Required task: Copy every record below exactly as written, but leave out the pictures.

Rows:
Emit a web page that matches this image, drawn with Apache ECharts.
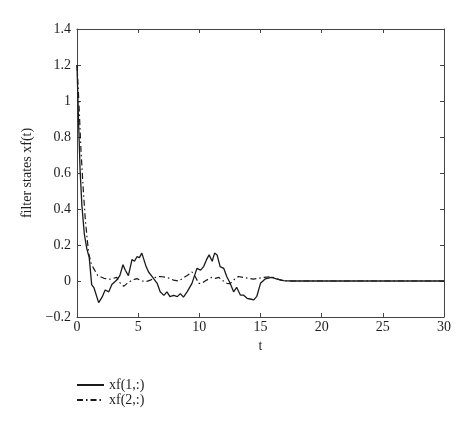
<!DOCTYPE html>
<html>
<head>
<meta charset="utf-8">
<script src="https://cdn.jsdelivr.net/npm/echarts@6/dist/echarts.min.js"></script>
<style>
  html,body{margin:0;padding:0;background:#fff;}
  #chart{width:474px;height:430px;}
</style>
</head>
<body>
<div id="chart"></div>
<script>
// values
const t1=[0,0.1,0.25,0.4,0.6,0.8,1.0,1.2,1.4,1.77,2.05,2.3,2.6,2.85,3.25,3.5,3.76,3.95,4.2,4.5,4.7,4.9,5.1,5.3,5.45,5.65,5.85,6.25,6.55,6.8,7.1,7.35,7.6,7.9,8.2,8.45,8.7,9.0,9.4,9.8,10.1,10.35,10.6,10.8,11.05,11.25,11.45,11.7,12.0,12.25,12.5,12.8,13.05,13.35,13.6,13.9,14.15,14.45,14.7,15.0,15.4,15.9,16.3,16.9,17.5,30];
const xf1=[1.2,0.95,0.62,0.42,0.26,0.18,0.13,-0.02,-0.04,-0.12,-0.09,-0.05,-0.06,-0.02,0.005,0.03,0.09,0.06,0.03,0.12,0.11,0.135,0.13,0.155,0.15,0.08,0.05,0.015,-0.013,-0.06,-0.08,-0.06,-0.087,-0.08,-0.087,-0.07,-0.09,-0.06,-0.013,0.07,0.06,0.08,0.12,0.145,0.11,0.155,0.145,0.08,0.07,0.024,-0.01,-0.06,-0.035,-0.078,-0.078,-0.096,-0.1,-0.105,-0.085,-0.013,0.012,0.02,0.012,0.002,0,0];
const t2=[0,0.15,0.33,0.5,0.68,0.95,1.15,1.36,1.7,2.2,2.7,3.25,3.55,3.82,4.1,4.5,4.9,5.3,5.7,6.0,6.4,6.8,7.35,7.9,8.3,8.6,9.0,9.4,9.7,9.95,10.2,10.6,11.0,11.3,11.6,11.85,12.25,12.5,12.8,13.2,13.6,14.0,14.4,14.85,15.25,15.9,16.4,16.9,30];
const xf2=[1.2,1.0,0.72,0.52,0.34,0.155,0.1,0.07,0.03,0.015,0.01,0.02,-0.013,-0.03,-0.013,0.005,0.013,0,-0.002,0.005,0.02,0.025,0.02,0.005,0,0.013,0.03,0.05,0.02,-0.013,-0.013,0.005,0.02,0.015,0.02,0.005,-0.013,-0.015,0.005,0.025,0.02,0.015,0.01,0.015,0.02,0.024,0.01,0,0];
const names=['xf(1,:)','xf(2,:)'];

const font='Liberation Serif';
const ink='#1e1e1e';
const chart=echarts.init(document.getElementById('chart'));

const axisBase={
  axisLine:{show:true,onZero:false,lineStyle:{color:'#444',width:1}},
  axisTick:{show:true,inside:true,length:4,lineStyle:{color:'#444'}},
  splitLine:{show:false}
};

chart.setOption({
  animation:false,
  backgroundColor:'#fff',
  textStyle:{fontFamily:font,color:ink},
  grid:{left:77,right:30,top:29,bottom:113,containLabel:false},
  legend:{
    orient:'vertical',left:76,top:378,padding:0,itemWidth:27,itemHeight:8,itemGap:1,
    textStyle:{fontFamily:font,fontSize:14,color:ink,lineHeight:14},
    itemStyle:{opacity:0},
    data:names
  },
  xAxis:[
    Object.assign({
      type:'value',min:0,max:30,interval:5,position:'bottom',
      name:'t',nameLocation:'middle',nameGap:21,
      nameTextStyle:{fontFamily:font,fontSize:14,color:ink},
      axisLabel:{fontFamily:font,fontSize:14,color:ink,margin:3}
    },axisBase),
    Object.assign({
      type:'value',min:0,max:30,interval:5,position:'top',
      axisLabel:{show:false}
    },axisBase)
  ],
  yAxis:[
    Object.assign({
      type:'value',min:-0.2,max:1.4,interval:0.2,position:'left',
      name:'filter states xf(t)',nameLocation:'middle',nameGap:43,
      nameTextStyle:{fontFamily:font,fontSize:14,color:ink},
      axisLabel:{fontFamily:font,fontSize:14,color:ink,margin:6,
        formatter:v=>String(Math.round(v*10)/10).replace('-','\u2212')}
    },axisBase),
    Object.assign({
      type:'value',min:-0.2,max:1.4,interval:0.2,position:'right',
      axisLabel:{show:false}
    },axisBase)
  ],
  series:[
    {
      name:names[0],type:'line',symbol:'none',
      data:t1.map((t,i)=>[t,xf1[i]]),
      lineStyle:{color:'#1a1a1a',width:1.3,type:'solid'},
      itemStyle:{color:'#1a1a1a'}
    },
    {
      name:names[1],type:'line',symbol:'none',
      data:t2.map((t,i)=>[t,xf2[i]]),
      lineStyle:{color:'#1a1a1a',width:1.2,type:[6,3,1.5,3]},
      itemStyle:{color:'#1a1a1a'}
    }
  ]
});
</script>
</body>
</html>
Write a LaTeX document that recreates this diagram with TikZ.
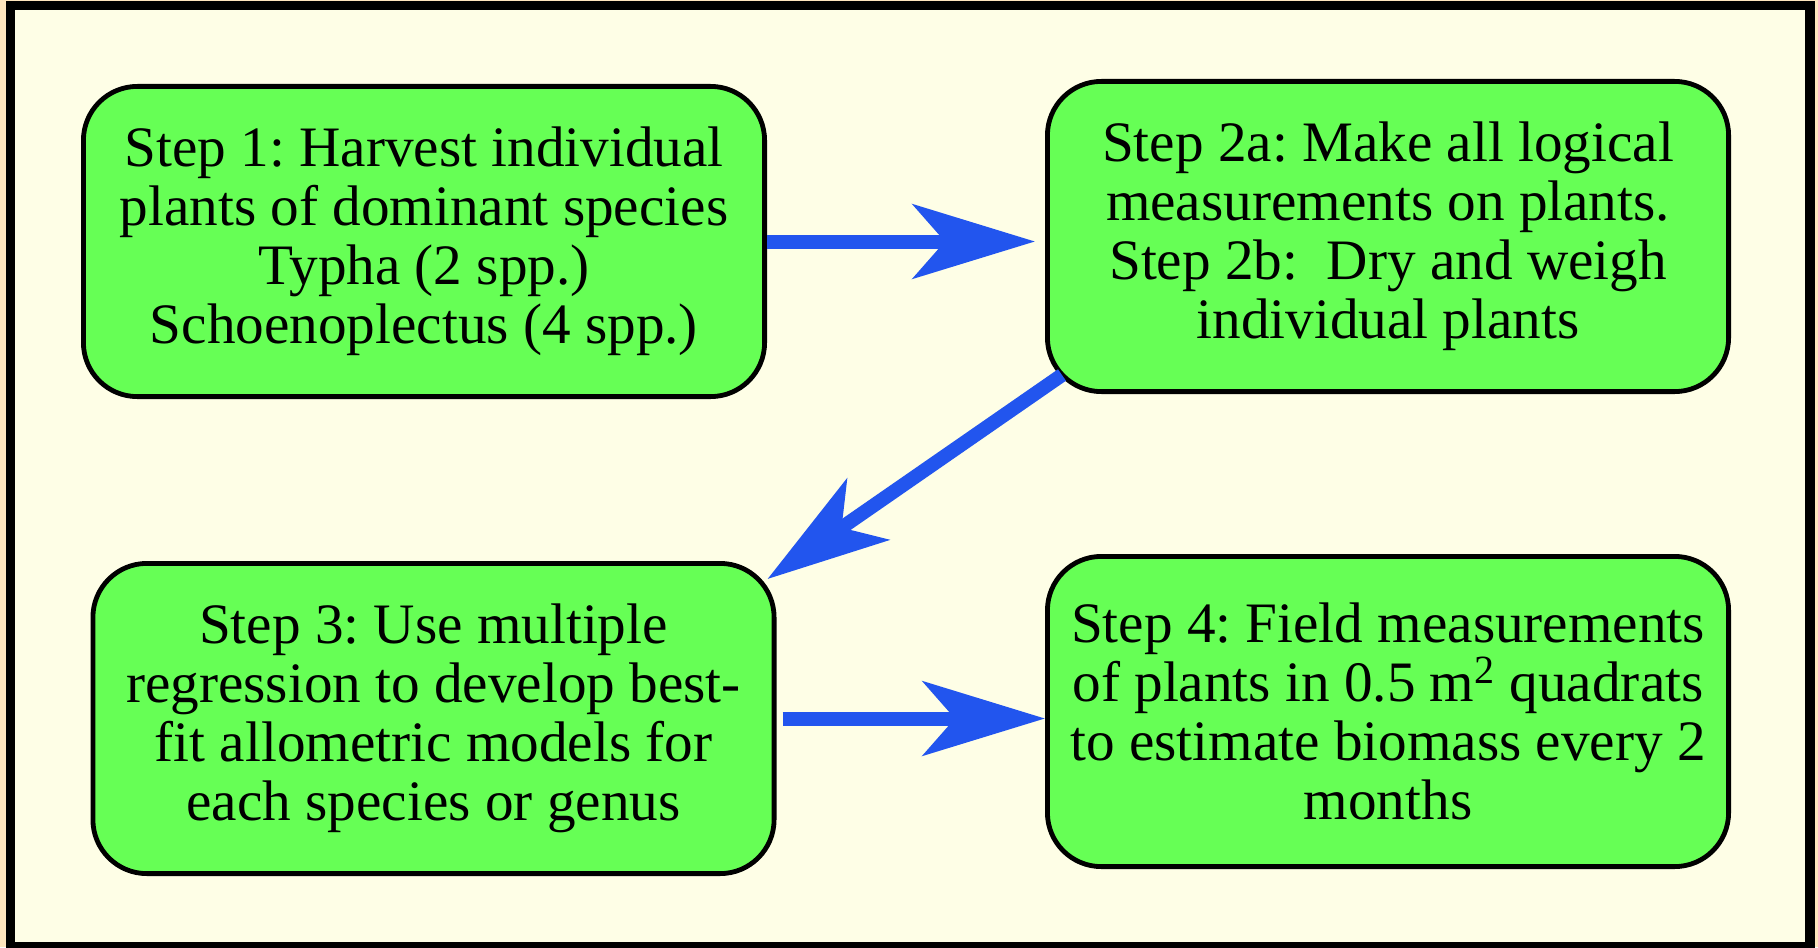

Problem solution:
Emit a web page that matches this image, drawn with Apache ECharts.
<!DOCTYPE html>
<html>
<head>
<meta charset="utf-8">
<script src="https://cdn.jsdelivr.net/npm/echarts@6/dist/echarts.min.js"></script>
<style>
  html,body{margin:0;padding:0;background:#fff;}
  #chart{width:474px;height:430px;}
</style>
</head>
<body>
<div id="chart"></div>
<script>
// values
const t1=[0,0.1,0.25,0.4,0.6,0.8,1.0,1.2,1.4,1.77,2.05,2.3,2.6,2.85,3.25,3.5,3.76,3.95,4.2,4.5,4.7,4.9,5.1,5.3,5.45,5.65,5.85,6.25,6.55,6.8,7.1,7.35,7.6,7.9,8.2,8.45,8.7,9.0,9.4,9.8,10.1,10.35,10.6,10.8,11.05,11.25,11.45,11.7,12.0,12.25,12.5,12.8,13.05,13.35,13.6,13.9,14.15,14.45,14.7,15.0,15.4,15.9,16.3,16.9,17.5,30];
const xf1=[1.2,0.95,0.62,0.42,0.26,0.18,0.13,-0.02,-0.04,-0.12,-0.09,-0.05,-0.06,-0.02,0.005,0.03,0.09,0.06,0.03,0.12,0.11,0.135,0.13,0.155,0.15,0.08,0.05,0.015,-0.013,-0.06,-0.08,-0.06,-0.087,-0.08,-0.087,-0.07,-0.09,-0.06,-0.013,0.07,0.06,0.08,0.12,0.145,0.11,0.155,0.145,0.08,0.07,0.024,-0.01,-0.06,-0.035,-0.078,-0.078,-0.096,-0.1,-0.105,-0.085,-0.013,0.012,0.02,0.012,0.002,0,0];
const t2=[0,0.15,0.33,0.5,0.68,0.95,1.15,1.36,1.7,2.2,2.7,3.25,3.55,3.82,4.1,4.5,4.9,5.3,5.7,6.0,6.4,6.8,7.35,7.9,8.3,8.6,9.0,9.4,9.7,9.95,10.2,10.6,11.0,11.3,11.6,11.85,12.25,12.5,12.8,13.2,13.6,14.0,14.4,14.85,15.25,15.9,16.4,16.9,30];
const xf2=[1.2,1.0,0.72,0.52,0.34,0.155,0.1,0.07,0.03,0.015,0.01,0.02,-0.013,-0.03,-0.013,0.005,0.013,0,-0.002,0.005,0.02,0.025,0.02,0.005,0,0.013,0.03,0.05,0.02,-0.013,-0.013,0.005,0.02,0.015,0.02,0.005,-0.013,-0.015,0.005,0.025,0.02,0.015,0.01,0.015,0.02,0.024,0.01,0,0];
const names=['xf(1,:)','xf(2,:)'];

const font='Liberation Serif';
const ink='#1e1e1e';
const chart=echarts.init(document.getElementById('chart'));

const axisBase={
  axisLine:{show:true,onZero:false,lineStyle:{color:'#444',width:1}},
  axisTick:{show:true,inside:true,length:4,lineStyle:{color:'#444'}},
  splitLine:{show:false}
};

chart.setOption({
  animation:false,
  backgroundColor:'#fff',
  textStyle:{fontFamily:font,color:ink},
  grid:{left:77,right:30,top:29,bottom:113,containLabel:false},
  legend:{
    orient:'vertical',left:76,top:378,padding:0,itemWidth:27,itemHeight:8,itemGap:1,
    textStyle:{fontFamily:font,fontSize:14,color:ink,lineHeight:14},
    itemStyle:{opacity:0},
    data:names
  },
  xAxis:[
    Object.assign({
      type:'value',min:0,max:30,interval:5,position:'bottom',
      name:'t',nameLocation:'middle',nameGap:21,
      nameTextStyle:{fontFamily:font,fontSize:14,color:ink},
      axisLabel:{fontFamily:font,fontSize:14,color:ink,margin:3}
    },axisBase),
    Object.assign({
      type:'value',min:0,max:30,interval:5,position:'top',
      axisLabel:{show:false}
    },axisBase)
  ],
  yAxis:[
    Object.assign({
      type:'value',min:-0.2,max:1.4,interval:0.2,position:'left',
      name:'filter states xf(t)',nameLocation:'middle',nameGap:43,
      nameTextStyle:{fontFamily:font,fontSize:14,color:ink},
      axisLabel:{fontFamily:font,fontSize:14,color:ink,margin:6,
        formatter:v=>String(Math.round(v*10)/10).replace('-','\u2212')}
    },axisBase),
    Object.assign({
      type:'value',min:-0.2,max:1.4,interval:0.2,position:'right',
      axisLabel:{show:false}
    },axisBase)
  ],
  series:[
    {
      name:names[0],type:'line',symbol:'none',
      data:t1.map((t,i)=>[t,xf1[i]]),
      lineStyle:{color:'#1a1a1a',width:1.3,type:'solid'},
      itemStyle:{color:'#1a1a1a'}
    },
    {
      name:names[1],type:'line',symbol:'none',
      data:t2.map((t,i)=>[t,xf2[i]]),
      lineStyle:{color:'#1a1a1a',width:1.2,type:[6,3,1.5,3]},
      itemStyle:{color:'#1a1a1a'}
    }
  ]
});
</script>
</body>
</html>
Write a LaTeX document that recreates this diagram with TikZ.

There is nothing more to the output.